Implications of the Audit Findings
The audit conducted revealed that M P Master Plumbers owed substantial contributions, exceeding $133,000, which formed the basis for the court's judgment against Panknin. Despite Panknin's objections regarding the accuracy of the audit, the court highlighted that he did not provide sufficient evidence to challenge the findings effectively. The burden of proof shifted to Panknin to demonstrate what work was outside the scope of the CBA; however, he failed to produce adequate records or documentation to support his claims. This lack of evidence meant that the court could only rely on the audit's conclusions, which indicated a significant shortfall in contributions owed to the funds.
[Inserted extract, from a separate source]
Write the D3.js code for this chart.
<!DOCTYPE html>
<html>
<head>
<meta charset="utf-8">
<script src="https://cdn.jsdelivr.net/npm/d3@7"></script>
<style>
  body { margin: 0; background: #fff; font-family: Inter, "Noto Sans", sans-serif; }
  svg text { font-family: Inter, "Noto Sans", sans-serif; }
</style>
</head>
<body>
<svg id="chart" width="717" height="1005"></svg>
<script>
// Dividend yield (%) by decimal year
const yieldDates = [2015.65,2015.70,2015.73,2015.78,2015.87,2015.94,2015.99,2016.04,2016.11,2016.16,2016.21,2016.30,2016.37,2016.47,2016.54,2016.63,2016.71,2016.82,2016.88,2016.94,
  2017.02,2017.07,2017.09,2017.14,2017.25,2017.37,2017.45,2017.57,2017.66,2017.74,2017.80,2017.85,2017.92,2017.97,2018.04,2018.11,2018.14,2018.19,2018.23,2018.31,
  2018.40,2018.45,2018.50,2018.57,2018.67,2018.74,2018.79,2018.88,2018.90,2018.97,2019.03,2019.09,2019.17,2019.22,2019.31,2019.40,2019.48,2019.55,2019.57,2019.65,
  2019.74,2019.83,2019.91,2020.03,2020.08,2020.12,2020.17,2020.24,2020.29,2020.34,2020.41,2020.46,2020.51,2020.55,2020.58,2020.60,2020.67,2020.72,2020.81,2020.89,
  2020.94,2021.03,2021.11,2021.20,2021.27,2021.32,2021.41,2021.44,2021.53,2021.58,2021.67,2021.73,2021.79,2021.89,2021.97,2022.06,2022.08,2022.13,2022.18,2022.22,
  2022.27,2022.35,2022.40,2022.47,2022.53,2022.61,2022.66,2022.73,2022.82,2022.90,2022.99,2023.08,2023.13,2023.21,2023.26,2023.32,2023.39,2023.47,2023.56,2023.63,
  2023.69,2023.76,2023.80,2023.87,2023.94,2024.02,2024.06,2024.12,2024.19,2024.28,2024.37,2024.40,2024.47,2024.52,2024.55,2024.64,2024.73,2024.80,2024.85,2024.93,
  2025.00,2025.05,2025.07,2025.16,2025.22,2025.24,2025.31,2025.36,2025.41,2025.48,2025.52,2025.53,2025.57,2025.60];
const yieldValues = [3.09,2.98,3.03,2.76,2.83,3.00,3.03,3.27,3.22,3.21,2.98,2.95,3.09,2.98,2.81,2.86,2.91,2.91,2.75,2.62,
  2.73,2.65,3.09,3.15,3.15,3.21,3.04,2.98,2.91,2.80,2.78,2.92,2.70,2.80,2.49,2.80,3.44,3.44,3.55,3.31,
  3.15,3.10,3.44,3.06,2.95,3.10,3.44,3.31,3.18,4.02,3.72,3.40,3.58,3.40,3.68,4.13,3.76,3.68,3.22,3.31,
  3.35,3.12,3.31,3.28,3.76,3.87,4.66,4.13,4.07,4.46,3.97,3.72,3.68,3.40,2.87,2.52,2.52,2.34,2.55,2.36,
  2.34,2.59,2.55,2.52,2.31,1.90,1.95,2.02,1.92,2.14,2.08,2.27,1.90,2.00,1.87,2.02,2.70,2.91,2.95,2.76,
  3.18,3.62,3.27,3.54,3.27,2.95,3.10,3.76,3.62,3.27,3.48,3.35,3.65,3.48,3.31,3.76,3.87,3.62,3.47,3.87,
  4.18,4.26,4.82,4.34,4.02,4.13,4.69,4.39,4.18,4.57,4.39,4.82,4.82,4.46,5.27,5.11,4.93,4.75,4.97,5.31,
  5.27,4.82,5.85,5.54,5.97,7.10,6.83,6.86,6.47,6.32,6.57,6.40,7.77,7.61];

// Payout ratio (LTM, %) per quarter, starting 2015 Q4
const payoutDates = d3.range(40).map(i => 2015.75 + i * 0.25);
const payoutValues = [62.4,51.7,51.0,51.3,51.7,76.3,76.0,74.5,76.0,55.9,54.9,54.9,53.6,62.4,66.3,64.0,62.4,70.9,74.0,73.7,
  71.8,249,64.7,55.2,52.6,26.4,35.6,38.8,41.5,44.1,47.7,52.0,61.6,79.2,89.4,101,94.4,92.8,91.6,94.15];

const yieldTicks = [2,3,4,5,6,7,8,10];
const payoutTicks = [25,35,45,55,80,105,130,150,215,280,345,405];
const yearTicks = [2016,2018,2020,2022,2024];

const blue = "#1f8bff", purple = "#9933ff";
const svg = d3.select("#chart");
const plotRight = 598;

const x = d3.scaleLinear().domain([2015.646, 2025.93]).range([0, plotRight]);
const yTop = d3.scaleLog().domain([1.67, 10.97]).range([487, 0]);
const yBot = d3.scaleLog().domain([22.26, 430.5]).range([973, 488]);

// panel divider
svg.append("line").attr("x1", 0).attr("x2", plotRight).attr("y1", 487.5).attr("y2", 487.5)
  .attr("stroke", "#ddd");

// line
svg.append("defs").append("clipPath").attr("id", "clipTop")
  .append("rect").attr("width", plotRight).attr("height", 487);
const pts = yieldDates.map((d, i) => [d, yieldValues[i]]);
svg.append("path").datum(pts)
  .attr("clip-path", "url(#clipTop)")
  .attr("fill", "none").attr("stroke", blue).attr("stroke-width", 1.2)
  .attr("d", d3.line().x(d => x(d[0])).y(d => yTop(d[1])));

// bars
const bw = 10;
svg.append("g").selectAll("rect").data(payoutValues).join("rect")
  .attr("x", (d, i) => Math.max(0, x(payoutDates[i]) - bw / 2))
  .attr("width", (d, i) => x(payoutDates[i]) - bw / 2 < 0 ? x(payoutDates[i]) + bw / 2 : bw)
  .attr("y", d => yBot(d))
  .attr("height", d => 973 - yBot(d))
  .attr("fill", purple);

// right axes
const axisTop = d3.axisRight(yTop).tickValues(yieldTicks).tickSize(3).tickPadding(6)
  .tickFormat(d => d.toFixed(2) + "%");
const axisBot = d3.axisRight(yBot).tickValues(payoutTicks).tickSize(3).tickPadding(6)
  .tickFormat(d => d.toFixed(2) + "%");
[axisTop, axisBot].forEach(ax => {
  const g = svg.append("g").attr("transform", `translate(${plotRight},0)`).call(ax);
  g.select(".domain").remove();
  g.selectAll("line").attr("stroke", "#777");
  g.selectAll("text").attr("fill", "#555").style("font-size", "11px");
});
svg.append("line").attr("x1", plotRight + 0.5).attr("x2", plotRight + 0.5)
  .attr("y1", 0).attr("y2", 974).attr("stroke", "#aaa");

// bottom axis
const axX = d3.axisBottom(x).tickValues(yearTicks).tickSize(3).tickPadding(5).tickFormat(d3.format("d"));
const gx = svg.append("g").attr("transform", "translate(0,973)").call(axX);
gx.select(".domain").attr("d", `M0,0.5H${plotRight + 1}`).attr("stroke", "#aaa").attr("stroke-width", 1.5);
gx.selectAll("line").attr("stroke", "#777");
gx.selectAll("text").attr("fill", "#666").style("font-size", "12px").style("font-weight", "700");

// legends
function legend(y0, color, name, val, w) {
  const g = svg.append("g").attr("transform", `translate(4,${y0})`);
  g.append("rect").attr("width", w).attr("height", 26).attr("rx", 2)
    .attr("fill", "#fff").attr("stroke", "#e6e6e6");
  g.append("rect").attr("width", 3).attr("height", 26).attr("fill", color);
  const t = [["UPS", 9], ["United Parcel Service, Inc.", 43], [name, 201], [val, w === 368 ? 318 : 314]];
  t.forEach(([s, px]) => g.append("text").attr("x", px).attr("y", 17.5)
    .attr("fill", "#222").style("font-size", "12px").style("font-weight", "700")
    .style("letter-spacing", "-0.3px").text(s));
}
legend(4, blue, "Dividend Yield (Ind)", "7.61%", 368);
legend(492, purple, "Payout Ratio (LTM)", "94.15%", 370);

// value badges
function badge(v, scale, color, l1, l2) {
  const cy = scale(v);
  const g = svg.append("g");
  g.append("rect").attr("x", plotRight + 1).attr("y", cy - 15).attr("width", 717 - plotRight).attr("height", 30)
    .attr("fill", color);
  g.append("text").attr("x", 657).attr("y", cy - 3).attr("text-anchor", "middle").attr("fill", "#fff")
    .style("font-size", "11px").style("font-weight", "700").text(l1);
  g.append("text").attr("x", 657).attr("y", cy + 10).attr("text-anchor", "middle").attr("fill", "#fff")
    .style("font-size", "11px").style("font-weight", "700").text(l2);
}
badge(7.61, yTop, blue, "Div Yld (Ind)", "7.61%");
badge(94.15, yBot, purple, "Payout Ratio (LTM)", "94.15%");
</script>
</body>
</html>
The court underscored the importance of maintaining accurate records as stipulated by ERISA, asserting that Panknin's failure to do so directly contributed to his liability. Ultimately, the court ruled that because he could not substantiate his claims against the audit, he remained liable for the entire amount determined to be owed.
Conclusion and Judgment
In conclusion, the court granted the plaintiffs' motion for summary judgment, holding Panknin personally liable for the unpaid contributions owed to the plaintiff funds. This ruling established a clear precedent regarding the responsibilities of fiduciaries under ERISA, particularly emphasizing that unpaid contributions become plan assets immediately when due. The court's findings highlighted the consequences of neglecting fiduciary duties and the importance of compliance with contractual obligations outlined in collective bargaining agreements. Panknin's claims of financial hardship and the hiring of non-union workers were deemed insufficient to absolve him from liability, as the CBA clearly mandated contributions regardless of the company’s financial status. As a result, the court ordered that judgment be entered for the plaintiffs in the amount of $154,708.98, reflecting the unmet obligations to the funds, thus reinforcing the strict liability principles embedded within ERISA for fiduciaries who fail to act in the interest of plan beneficiaries.